Aide du recteur en faveur d'un emprunt pour la guerre
Le 17 octobre 1916, M. Coquerel, maire de Plœmeur, accompagné du sous-préfet se rendent au presbytère pour entretenir le recteur de Larmor d'un nouvel emprunt.

Ne l'ayant pas trouvé, le maire lui adresse un courrier.
Le gouvernement tiendrait à avoir un grand emprunt, autant pour les besoins de la guerre que pour montrer aux neutres que la France n'est pas épuisée et est résolue à aller jusqu'au bout de la victoire. . .
Je sais l'influence bienveillante dont vous jouissez à Larmor et je suis convaincu que vous mettrez toute votre ardeur à nous seconder. Nos populations ont, avec juste raison, grande confiance dans leur recteur. Monsieur le sous-préfet demanderait que vous agissiez près de vos ouailles, en disant quelques mots en chaire, à l'église et, par vos conseils personnels, sur l'intérêt majeur qu'il y a, en ce moment, à venir en aide au gouvernement :
Versement d'or1° en conseillant à ceux qui en possèdent, d'échanger leur or contre des billets. On pourrait même s'ils le préfèrent, leur donner en échange des pièces de cent sous ;
2° en insistant à souscrire à l'emprunt le plus possible, même en employant l'argent déposé à la Caisse d'Epargne.

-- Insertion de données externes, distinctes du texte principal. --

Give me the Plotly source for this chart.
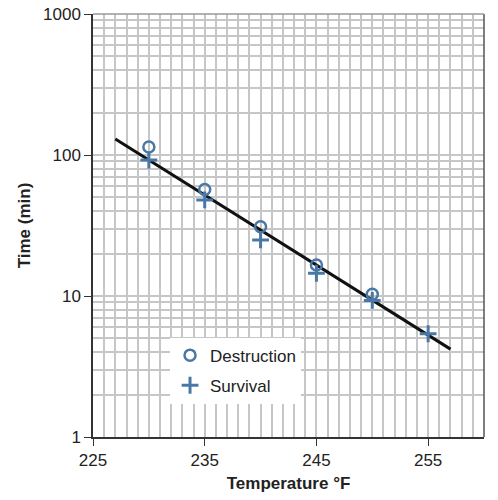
import plotly.graph_objects as go

# readings
temps = [230, 235, 240, 245, 250, 255]
destruction = [114, 57, 31, 16.6, 10.3, None]
survival = [92, 48, 25, 14.5, 9.3, 5.4]

fit_x = [227, 257]
fit_y = [130, 4.2]

x_ticks = [225, 235, 245, 255]
y_ticks = [1, 10, 100, 1000]
y_minor = [m * d for d in (1, 10, 100) for m in range(2, 10)]

blue = "#4a78a6"
grid = "#c6c6c6"

fig = go.Figure()
fig.add_trace(go.Scatter(
    x=fit_x, y=fit_y, mode="lines",
    line=dict(color="#111111", width=3),
    showlegend=False, hoverinfo="skip"
))
fig.add_trace(go.Scatter(
    x=temps, y=destruction, mode="markers", name="Destruction",
    legendgroup="a",
    marker=dict(symbol="circle-open", size=11, color=blue, line=dict(width=2.5, color=blue))
))
fig.add_trace(go.Scatter(
    x=temps, y=survival, mode="markers", name="Survival",
    legendgroup="b",
    marker=dict(symbol="cross-thin", size=12, color=blue, line=dict(width=3, color=blue))
))

fig.update_layout(
    width=498, height=500,
    margin=dict(l=93, r=14, t=14, b=63, autoexpand=False),
    paper_bgcolor="white", plot_bgcolor="white",
    font=dict(family="Liberation Sans, Arial, sans-serif", size=17, color="#222222"),
    legend=dict(
        x=0.197, y=0.235, xanchor="left", yanchor="top",
        bgcolor="white", borderwidth=0,
        font=dict(size=17, color="#222222"),
        tracegroupgap=5
    ),
    xaxis=dict(
        range=[225, 260], automargin=False,
        tickvals=x_ticks, tickfont=dict(size=17), ticklabeloverflow="allow",
        ticks="outside", ticklen=7, tickcolor="#333333",
        showline=True, linecolor="#333333", linewidth=1.5, mirror=False,
        showgrid=True, gridcolor=grid, gridwidth=1.5,
        minor=dict(dtick=1, showgrid=True, gridcolor=grid, gridwidth=1.5),
        zeroline=False,
        title=dict(text="<b>Temperature °F</b>", font=dict(size=17), standoff=8)
    ),
    yaxis=dict(
        type="log", range=[0, 3], automargin=False,
        tickvals=y_ticks, ticktext=[str(v) for v in y_ticks], tickfont=dict(size=17),
        ticklabeloverflow="allow",
        ticks="outside", ticklen=7, tickcolor="#333333",
        showline=True, linecolor="#333333", linewidth=1.5,
        showgrid=True, gridcolor=grid, gridwidth=1.5,
        minor=dict(tickvals=y_minor, showgrid=True, gridcolor=grid, gridwidth=1.5),
        zeroline=False,
        title=dict(text="<b>Time (min)</b>", font=dict(size=17), standoff=8)
    ),
)

# right and top frame edges
fig.add_shape(type="line", xref="paper", yref="paper", x0=1, x1=1, y0=0, y1=1,
              line=dict(color="#555555", width=1.5))
fig.add_shape(type="line", xref="paper", yref="paper", x0=0, x1=1, y0=1, y1=1,
              line=dict(color="#999999", width=1.5))

# drop the browser's default body margin so the figure fills the window
fig.write_html("out.html", config={"displayModeBar": False},
               post_script="document.body.style.margin='0px';")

Ces conseils, je suis convaincu que vous les leur donnerez, même dans leur intérêt. . .

Plus le gouvernement aura d'argent, plus il aura de facilité pour se procurer des engins de guerre, plus la victoire sera certaine, plus vite se terminera cette affreuse guerre qui n'est pas une lutte ordinaire ; c'est une lutte d'engins, de mécanique et, pour la soutenir, il faut absolument que chacun vide son bas de laine.
Nous avons vu monsieur le doyen de Plœmeur, nous lui avons dit tout ce que je vous écris : il est totalement de notre avis.